Question

Let $$(S, d)$$ be a metric space and let $$A$$ and $$C$$ be subsets with $$C \subset A$$. Suppose $$A$$ is closed. Show that if $$C$$ is closed in $$A$$, then $$C$$ is closed in $$S$$.

Answer

**step1** Understanding the Problem and Definitions

The problem asks us to prove a property of closed sets within a metric space. Specifically, we are given a metric space $$(S, d)$$, and two subsets $$C$$ and $$A$$ such that $$C$$ is contained within $$A$$ (i.e., $$C \subset A$$). We are also told that $$A$$ is closed in $$S$$, and $$C$$ is closed in $$A$$. Our goal is to demonstrate that $$C$$ must then be closed in $$S$$. To rigorously prove this, we will rely on the definitions of a closed set and a limit point in a metric space.
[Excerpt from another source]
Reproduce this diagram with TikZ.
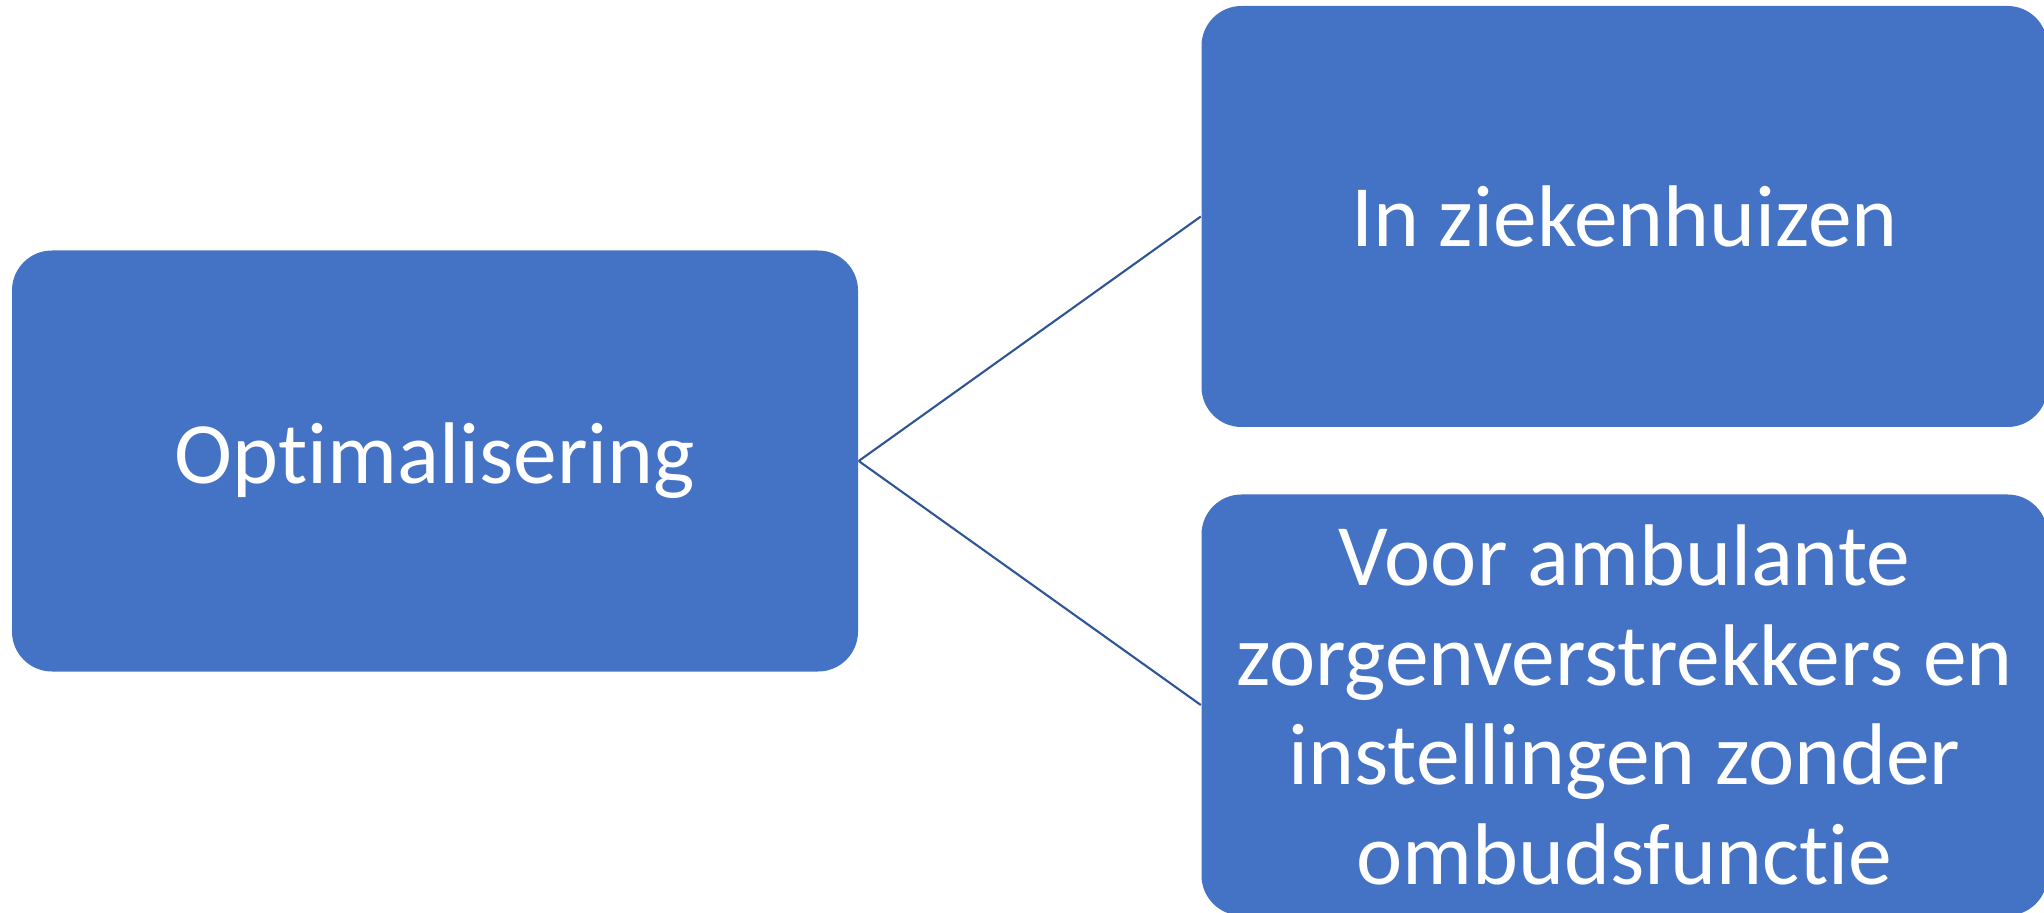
\documentclass[tikz,border=0pt]{standalone}
\usepackage{fontspec}
\setmainfont[Ligatures=NoCommon]{Carlito}
\definecolor{boxblue}{RGB}{68,114,196}
\definecolor{lineblue}{RGB}{47,85,151}
\begin{document}
\begin{tikzpicture}[
	box/.style={fill=boxblue, rounded corners=0.4cm, minimum width=8.46cm, minimum height=4.21cm,
		text=white, align=center, inner sep=0pt, font=\fontsize{24.9}{28.3}\selectfont},
	link/.style={draw=lineblue, line width=0.6pt}]
\useasboundingbox (0,0) rectangle (20.44,9.12);
% boxes
\node[box] (opt) at (4.35,4.51) {Optimalisering};
\node[box] (zkh) at (16.245,6.955) {In ziekenhuizen};
\node[box] (amb) at (16.245,2.07) {Voor ambulante\\zorgenverstrekkers en\\instellingen zonder\\ombudsfunctie};
% connectors
\draw[link] (opt.east)--(zkh.west);
\draw[link] (opt.east)--(amb.west);
\end{tikzpicture}
\end{document}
**step2** Defining a Closed Set in a Metric Space

In a metric space $$(S, d)$$, a subset $$X$$ is defined as **closed in $$S$$** if it contains all of its limit points. A point $$x \in S$$ is called a limit point of $$X$$ if every open ball centered at $$x$$ (no matter how small its radius $$r > 0$$) contains at least one point from $$X$$ that is distinct from $$x$$.

**step3** Defining a Closed Set in a Subspace

When considering a subset $$C$$ within another subset $$A$$ (where $$A$$ itself is a subset of the main space $$S$$), $$C$$ is defined as **closed in $$A$$** if it contains all its limit points that are themselves in $$A$$. That is, if $$x \in A$$ and $$x$$ is a limit point of $$C$$ (in the context of the space $$S$$), then $$x$$ must belong to $$C$$.

**step4** Initiating the Proof Strategy

Our objective is to show that $$C$$ is closed in $$S$$. Based on the definition from Step 2, this means we must prove that any limit point of $$C$$ (when considered in the full space $$S$$) must necessarily be an element of $$C$$. Let's start by assuming $$x$$ is an arbitrary limit point of $$C$$ in $$S$$.

**step5** Analyzing the Nature of x as a Limit Point of C

Since $$x$$ is assumed to be a limit point of $$C$$ in $$S$$, by the definition of a limit point (from Step 2), it means that for any positive radius $$r > 0$$, the open ball $$B(x, r)$$ (the set of all points in $$S$$ whose distance from $$x$$ is less than $$r$$) contains at least one point $$y$$ such that $$y \in C$$ and $$y \neq x$$.

**step6** Establishing a Relationship Between x and A

We are given that $$C \subset A$$. This crucial piece of information tells us that every point that belongs to $$C$$ also belongs to $$A$$. Therefore, the point $$y$$ that we found in Step 5 (which is in $$C$$) must also be in $$A$$. This implies that for every positive radius $$r > 0$$, the open ball $$B(x, r)$$ contains a point $$y \in A$$ such that $$y \neq x$$.

**step7** Identifying x as a Limit Point of A

From the conclusion of Step 6, we see that $$x$$ satisfies the definition of being a limit point of $$A$$ in $$S$$. Every open ball around $$x$$ contains a point from $$A$$ distinct from $$x$$.

**step8** Utilizing the Property that A is Closed in S

We are provided with the information that $$A$$ is closed in $$S$$. According to the definition of a closed set (Step 2), a closed set includes all its limit points. Since we have established in Step 7 that $$x$$ is a limit point of $$A$$, it logically follows that $$x$$ must belong to $$A$$. So, $$x \in A$$.

**step9** Applying the Property that C is Closed in A

At this stage, we have determined two key facts about $$x$$:
1. $$x \in A$$ (as concluded in Step 8).
2. $$x$$ is a limit point of $$C$$ (as initially assumed in Step 4 and detailed in Step 5).
We are also given that $$C$$ is closed in $$A$$. Recalling the definition of a closed set in a subspace (Step 3), if a point $$x$$ is in $$A$$ and is a limit point of $$C$$, then $$x$$ must belong to $$C$$. Therefore, based on the definition and our established facts, we conclude that $$x \in C$$.

**step10** Final Conclusion of the Proof

We began this proof by taking an arbitrary point $$x$$ that is a limit point of $$C$$ in the full metric space $$S$$. Through a series of logical deductions, leveraging the given conditions that $$A$$ is closed in $$S$$ and $$C$$ is closed in $$A$$, we have rigorously shown that this arbitrary limit point $$x$$ must necessarily be an element of $$C$$. This directly satisfies the definition of $$C$$ being closed in $$S$$. Hence, if $$C$$ is closed in $$A$$ and $$A$$ is closed in $$S$$, then $$C$$ is closed in $$S$$.